Dataset rows »
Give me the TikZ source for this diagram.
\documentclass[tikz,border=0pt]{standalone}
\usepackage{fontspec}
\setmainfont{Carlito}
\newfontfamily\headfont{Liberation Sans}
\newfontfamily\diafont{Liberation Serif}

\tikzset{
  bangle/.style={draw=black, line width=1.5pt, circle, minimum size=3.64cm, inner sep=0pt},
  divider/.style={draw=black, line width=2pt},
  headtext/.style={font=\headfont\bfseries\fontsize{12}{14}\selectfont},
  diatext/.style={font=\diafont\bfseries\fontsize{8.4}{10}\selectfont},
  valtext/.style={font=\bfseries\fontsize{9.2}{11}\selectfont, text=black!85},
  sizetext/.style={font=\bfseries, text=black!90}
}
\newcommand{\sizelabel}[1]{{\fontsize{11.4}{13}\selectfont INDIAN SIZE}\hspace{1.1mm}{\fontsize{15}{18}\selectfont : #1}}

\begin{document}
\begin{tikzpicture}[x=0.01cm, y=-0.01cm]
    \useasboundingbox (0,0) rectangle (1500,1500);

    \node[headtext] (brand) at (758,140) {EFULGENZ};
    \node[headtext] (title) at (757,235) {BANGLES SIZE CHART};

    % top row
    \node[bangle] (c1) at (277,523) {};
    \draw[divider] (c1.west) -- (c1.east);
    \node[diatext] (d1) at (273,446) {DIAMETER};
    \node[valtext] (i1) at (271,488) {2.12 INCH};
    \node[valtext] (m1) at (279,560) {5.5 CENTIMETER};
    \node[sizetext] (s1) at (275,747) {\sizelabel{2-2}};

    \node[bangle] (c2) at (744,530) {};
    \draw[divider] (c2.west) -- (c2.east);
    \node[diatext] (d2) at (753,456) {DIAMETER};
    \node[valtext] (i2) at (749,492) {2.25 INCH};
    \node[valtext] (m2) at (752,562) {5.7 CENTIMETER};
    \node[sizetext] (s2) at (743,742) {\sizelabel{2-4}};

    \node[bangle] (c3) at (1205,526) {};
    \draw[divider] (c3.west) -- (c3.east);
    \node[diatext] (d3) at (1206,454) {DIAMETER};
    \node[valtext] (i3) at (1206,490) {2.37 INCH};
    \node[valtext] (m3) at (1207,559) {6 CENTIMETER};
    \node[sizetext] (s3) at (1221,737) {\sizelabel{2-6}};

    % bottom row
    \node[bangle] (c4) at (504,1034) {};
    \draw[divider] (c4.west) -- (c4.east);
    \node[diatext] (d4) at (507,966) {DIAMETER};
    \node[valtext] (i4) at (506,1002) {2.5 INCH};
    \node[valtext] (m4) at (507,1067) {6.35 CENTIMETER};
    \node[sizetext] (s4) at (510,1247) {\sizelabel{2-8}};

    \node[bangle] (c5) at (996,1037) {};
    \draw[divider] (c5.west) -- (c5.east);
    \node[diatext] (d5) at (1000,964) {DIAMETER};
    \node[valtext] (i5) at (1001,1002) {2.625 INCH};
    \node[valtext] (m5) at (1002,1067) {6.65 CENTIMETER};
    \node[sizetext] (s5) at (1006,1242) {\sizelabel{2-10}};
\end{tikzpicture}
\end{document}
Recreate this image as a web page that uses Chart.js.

Instructions for the task »
Which lines hold the string "this"? List them all.

Correct answer »
Give me the TikZ source for this diagram.
Recreate this image as a web page that uses Chart.js.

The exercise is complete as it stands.